WHAT TO DO
Find the lines that hold "this". Report only how many there are.

DATA SUPPLIED
---
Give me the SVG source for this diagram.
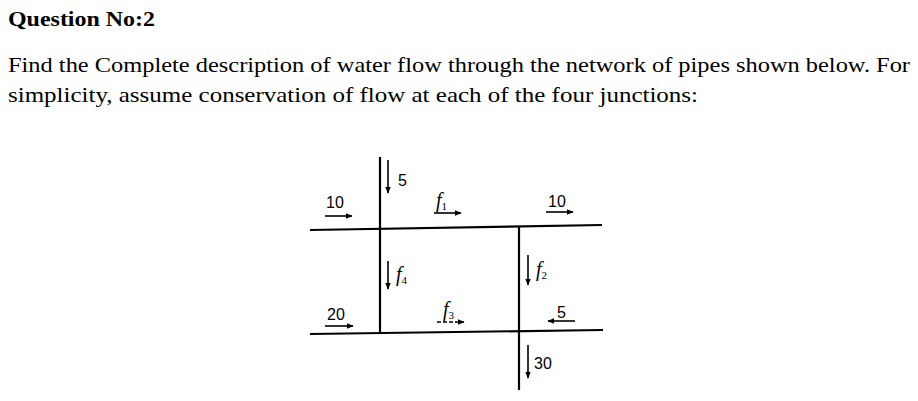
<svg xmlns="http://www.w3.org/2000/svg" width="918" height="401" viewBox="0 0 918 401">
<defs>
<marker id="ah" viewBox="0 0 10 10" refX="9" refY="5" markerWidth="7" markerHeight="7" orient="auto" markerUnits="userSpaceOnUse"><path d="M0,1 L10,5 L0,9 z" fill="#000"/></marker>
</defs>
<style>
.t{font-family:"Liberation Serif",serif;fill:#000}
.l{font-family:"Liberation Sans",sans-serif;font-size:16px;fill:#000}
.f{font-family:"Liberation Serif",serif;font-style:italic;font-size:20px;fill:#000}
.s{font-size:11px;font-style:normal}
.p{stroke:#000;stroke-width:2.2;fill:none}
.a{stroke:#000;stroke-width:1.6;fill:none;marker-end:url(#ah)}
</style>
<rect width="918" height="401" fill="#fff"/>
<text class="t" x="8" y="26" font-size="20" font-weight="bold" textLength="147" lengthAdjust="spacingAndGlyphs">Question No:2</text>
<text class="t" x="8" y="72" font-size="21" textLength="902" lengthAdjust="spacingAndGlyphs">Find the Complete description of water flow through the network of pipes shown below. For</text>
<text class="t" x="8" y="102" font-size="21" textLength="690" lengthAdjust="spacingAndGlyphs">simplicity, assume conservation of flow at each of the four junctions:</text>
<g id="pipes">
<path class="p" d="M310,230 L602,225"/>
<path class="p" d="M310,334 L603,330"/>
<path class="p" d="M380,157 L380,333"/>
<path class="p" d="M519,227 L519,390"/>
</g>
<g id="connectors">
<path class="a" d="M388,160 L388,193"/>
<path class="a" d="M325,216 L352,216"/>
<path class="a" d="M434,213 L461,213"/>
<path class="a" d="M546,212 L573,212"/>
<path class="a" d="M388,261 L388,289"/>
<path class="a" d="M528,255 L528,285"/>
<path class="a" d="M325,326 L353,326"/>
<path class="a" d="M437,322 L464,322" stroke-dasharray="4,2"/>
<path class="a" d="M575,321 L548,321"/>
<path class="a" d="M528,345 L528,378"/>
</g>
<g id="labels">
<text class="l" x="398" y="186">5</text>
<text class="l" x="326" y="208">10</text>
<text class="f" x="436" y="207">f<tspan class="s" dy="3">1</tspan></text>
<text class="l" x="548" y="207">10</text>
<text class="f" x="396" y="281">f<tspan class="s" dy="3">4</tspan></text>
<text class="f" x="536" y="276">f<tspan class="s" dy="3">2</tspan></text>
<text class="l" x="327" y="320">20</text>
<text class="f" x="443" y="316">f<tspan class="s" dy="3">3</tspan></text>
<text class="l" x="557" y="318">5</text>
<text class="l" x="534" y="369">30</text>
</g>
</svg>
---
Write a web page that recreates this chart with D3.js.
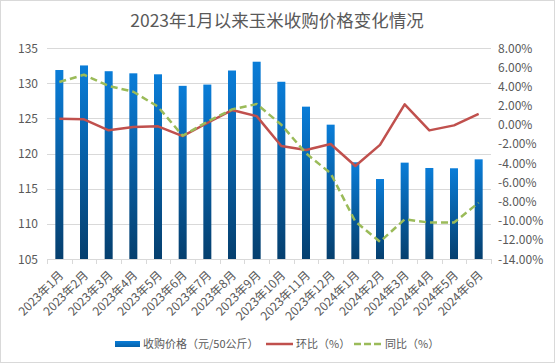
---
COMPLETE RESPONSE
2